Starting at the top of the listing, extract every line up to and including the one with "2, 2, 2, 1, 1];". Pictures stay out of the copy.

• [DATASET CONTENT]:
-- BEGIN --
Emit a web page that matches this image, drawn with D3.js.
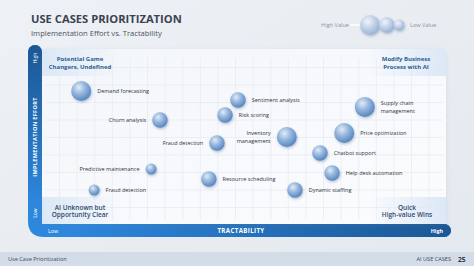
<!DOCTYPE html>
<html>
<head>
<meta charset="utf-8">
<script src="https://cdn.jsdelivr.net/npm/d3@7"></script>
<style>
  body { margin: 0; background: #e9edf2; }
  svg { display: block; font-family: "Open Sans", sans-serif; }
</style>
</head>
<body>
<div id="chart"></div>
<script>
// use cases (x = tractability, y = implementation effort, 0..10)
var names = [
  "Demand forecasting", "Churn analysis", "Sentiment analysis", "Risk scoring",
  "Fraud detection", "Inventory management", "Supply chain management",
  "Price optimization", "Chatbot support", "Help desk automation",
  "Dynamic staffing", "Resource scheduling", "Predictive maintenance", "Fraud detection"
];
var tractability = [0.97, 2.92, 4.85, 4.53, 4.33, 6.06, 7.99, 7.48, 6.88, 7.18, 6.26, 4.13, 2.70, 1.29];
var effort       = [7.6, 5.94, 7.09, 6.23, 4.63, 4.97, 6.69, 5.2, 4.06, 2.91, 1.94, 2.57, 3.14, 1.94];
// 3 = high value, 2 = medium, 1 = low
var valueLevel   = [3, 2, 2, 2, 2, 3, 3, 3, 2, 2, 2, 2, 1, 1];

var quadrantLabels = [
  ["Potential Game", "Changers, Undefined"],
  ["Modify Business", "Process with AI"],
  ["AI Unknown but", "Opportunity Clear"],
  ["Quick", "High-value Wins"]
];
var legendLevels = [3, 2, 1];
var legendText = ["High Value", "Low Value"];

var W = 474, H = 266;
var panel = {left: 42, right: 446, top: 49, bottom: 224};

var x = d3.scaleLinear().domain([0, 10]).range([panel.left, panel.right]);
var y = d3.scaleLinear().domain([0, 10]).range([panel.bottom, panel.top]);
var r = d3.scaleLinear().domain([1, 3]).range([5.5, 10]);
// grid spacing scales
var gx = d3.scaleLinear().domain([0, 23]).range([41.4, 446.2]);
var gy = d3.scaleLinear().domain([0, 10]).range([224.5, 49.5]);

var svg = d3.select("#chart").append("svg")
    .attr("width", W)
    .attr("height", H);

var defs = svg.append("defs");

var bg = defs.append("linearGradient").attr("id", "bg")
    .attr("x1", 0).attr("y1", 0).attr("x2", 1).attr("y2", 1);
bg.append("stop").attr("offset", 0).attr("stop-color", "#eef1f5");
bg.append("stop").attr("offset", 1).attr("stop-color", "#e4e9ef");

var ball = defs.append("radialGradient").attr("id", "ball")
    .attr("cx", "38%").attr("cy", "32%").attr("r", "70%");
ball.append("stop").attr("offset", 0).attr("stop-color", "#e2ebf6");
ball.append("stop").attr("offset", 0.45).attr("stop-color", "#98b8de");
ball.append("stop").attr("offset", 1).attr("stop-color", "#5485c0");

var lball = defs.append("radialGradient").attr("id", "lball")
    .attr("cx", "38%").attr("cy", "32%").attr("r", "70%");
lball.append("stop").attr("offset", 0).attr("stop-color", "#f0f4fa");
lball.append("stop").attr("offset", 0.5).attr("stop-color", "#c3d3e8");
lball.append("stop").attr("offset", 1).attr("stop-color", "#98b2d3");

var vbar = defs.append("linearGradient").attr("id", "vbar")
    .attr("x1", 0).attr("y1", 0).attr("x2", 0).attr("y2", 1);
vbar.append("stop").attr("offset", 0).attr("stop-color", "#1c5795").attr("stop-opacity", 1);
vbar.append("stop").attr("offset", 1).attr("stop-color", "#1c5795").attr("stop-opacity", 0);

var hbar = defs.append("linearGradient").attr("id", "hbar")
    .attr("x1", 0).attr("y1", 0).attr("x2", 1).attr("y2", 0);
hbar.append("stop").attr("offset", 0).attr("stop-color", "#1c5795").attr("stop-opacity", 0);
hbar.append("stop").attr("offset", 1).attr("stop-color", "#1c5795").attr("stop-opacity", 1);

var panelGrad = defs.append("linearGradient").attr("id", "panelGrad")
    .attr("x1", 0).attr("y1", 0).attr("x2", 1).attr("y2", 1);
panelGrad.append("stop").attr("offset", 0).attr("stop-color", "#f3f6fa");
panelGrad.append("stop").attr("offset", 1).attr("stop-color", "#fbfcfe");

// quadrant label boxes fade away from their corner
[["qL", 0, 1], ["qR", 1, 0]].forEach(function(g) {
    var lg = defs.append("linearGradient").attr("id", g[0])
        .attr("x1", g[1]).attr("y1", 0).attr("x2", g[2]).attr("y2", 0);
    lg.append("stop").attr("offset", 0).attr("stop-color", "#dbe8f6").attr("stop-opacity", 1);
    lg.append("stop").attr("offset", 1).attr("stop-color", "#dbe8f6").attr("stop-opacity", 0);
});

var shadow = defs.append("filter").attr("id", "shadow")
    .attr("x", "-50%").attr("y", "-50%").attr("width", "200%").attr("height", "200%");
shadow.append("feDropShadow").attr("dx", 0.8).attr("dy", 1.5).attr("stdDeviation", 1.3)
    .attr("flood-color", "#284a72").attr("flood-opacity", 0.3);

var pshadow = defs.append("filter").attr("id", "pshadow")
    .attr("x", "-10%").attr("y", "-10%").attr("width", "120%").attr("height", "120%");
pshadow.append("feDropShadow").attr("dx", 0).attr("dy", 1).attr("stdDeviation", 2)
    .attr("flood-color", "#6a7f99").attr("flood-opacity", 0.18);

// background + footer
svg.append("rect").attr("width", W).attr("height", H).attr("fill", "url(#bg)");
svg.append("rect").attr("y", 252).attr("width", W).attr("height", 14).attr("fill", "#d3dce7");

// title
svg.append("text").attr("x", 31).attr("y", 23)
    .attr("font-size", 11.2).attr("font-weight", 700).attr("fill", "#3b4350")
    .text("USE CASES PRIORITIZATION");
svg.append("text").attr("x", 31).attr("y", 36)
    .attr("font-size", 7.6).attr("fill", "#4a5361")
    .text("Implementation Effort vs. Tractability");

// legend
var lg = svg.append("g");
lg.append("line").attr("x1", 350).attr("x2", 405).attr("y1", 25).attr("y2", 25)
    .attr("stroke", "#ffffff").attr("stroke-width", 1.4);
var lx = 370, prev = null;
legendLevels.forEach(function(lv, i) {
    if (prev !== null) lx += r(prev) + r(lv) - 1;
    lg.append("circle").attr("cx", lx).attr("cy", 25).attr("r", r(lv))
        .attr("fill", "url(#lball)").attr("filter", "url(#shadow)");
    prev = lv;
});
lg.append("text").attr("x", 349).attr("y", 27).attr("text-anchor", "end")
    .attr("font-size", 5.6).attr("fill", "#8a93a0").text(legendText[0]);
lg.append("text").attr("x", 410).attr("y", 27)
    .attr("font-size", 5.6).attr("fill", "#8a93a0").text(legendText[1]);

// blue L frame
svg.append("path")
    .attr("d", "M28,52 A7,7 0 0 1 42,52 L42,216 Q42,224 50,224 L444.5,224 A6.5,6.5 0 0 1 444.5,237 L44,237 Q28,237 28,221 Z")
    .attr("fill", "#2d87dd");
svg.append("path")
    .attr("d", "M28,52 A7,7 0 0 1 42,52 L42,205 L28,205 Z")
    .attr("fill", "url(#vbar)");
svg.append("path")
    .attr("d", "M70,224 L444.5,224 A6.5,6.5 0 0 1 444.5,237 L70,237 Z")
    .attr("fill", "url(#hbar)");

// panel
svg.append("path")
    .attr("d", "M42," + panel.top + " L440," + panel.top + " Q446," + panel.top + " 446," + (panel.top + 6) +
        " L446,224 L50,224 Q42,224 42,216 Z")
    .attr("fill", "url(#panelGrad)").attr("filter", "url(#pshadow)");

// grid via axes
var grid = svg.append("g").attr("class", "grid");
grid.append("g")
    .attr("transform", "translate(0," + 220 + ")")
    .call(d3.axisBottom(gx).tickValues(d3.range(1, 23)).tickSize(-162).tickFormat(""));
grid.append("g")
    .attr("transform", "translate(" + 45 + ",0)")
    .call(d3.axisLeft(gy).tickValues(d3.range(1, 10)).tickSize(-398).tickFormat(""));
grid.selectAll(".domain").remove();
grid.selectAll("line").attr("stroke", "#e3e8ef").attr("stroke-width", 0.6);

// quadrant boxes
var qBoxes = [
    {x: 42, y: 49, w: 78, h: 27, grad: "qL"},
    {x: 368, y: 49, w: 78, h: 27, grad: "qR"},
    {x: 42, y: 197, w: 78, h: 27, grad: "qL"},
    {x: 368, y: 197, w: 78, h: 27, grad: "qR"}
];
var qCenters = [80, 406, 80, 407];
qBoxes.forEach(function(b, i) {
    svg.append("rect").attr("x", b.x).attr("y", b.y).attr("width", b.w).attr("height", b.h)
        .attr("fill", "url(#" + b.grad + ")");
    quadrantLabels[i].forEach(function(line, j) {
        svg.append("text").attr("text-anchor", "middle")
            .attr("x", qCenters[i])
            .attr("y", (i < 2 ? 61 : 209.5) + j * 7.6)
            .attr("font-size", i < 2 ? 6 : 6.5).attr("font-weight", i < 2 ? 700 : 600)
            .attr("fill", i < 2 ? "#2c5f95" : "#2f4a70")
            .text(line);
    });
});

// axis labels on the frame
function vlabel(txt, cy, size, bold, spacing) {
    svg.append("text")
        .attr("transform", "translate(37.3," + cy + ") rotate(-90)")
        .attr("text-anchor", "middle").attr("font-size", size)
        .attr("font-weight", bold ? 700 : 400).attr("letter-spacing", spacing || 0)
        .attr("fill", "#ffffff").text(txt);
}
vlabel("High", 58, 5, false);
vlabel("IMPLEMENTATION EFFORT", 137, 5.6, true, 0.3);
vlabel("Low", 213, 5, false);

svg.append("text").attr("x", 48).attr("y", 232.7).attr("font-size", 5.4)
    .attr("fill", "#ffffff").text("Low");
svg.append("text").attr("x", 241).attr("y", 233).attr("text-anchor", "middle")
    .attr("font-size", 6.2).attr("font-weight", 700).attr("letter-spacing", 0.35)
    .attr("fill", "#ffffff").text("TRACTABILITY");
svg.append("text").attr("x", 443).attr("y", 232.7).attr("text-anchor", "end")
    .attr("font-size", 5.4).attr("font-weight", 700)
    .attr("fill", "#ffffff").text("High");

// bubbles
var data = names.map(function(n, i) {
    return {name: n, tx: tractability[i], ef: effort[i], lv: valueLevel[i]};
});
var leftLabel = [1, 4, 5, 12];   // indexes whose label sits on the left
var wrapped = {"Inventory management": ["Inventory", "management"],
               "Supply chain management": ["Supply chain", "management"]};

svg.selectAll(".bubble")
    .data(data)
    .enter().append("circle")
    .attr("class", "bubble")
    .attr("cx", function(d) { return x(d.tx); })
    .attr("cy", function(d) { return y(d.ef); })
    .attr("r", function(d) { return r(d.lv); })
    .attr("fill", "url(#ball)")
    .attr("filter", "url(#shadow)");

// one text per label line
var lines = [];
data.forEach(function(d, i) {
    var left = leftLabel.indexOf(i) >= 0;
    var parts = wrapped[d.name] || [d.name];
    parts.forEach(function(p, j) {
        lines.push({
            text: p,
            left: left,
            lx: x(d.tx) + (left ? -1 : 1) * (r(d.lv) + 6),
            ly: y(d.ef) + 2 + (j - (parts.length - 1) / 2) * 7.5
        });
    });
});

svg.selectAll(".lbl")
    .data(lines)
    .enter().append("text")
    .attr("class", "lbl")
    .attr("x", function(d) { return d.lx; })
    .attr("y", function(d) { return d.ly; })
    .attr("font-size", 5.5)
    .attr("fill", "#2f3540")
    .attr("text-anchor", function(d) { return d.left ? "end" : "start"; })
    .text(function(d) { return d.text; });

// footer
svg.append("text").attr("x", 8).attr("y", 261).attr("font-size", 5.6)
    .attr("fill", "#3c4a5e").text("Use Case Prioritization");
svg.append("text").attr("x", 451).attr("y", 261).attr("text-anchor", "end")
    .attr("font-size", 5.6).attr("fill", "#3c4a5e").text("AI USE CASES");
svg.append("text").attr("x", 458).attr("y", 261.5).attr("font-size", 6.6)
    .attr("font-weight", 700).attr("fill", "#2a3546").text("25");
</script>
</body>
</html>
-- END --
• [EXERCISE RESULT]:
Emit a web page that matches this image, drawn with D3.js.
<!DOCTYPE html>
<html>
<head>
<meta charset="utf-8">
<script src="https://cdn.jsdelivr.net/npm/d3@7"></script>
<style>
  body { margin: 0; background: #e9edf2; }
  svg { display: block; font-family: "Open Sans", sans-serif; }
</style>
</head>
<body>
<div id="chart"></div>
<script>
// use cases (x = tractability, y = implementation effort, 0..10)
var names = [
  "Demand forecasting", "Churn analysis", "Sentiment analysis", "Risk scoring",
  "Fraud detection", "Inventory management", "Supply chain management",
  "Price optimization", "Chatbot support", "Help desk automation",
  "Dynamic staffing", "Resource scheduling", "Predictive maintenance", "Fraud detection"
];
var tractability = [0.97, 2.92, 4.85, 4.53, 4.33, 6.06, 7.99, 7.48, 6.88, 7.18, 6.26, 4.13, 2.70, 1.29];
var effort       = [7.6, 5.94, 7.09, 6.23, 4.63, 4.97, 6.69, 5.2, 4.06, 2.91, 1.94, 2.57, 3.14, 1.94];
// 3 = high value, 2 = medium, 1 = low
var valueLevel   = [3, 2, 2, 2, 2, 3, 3, 3, 2, 2, 2, 2, 1, 1];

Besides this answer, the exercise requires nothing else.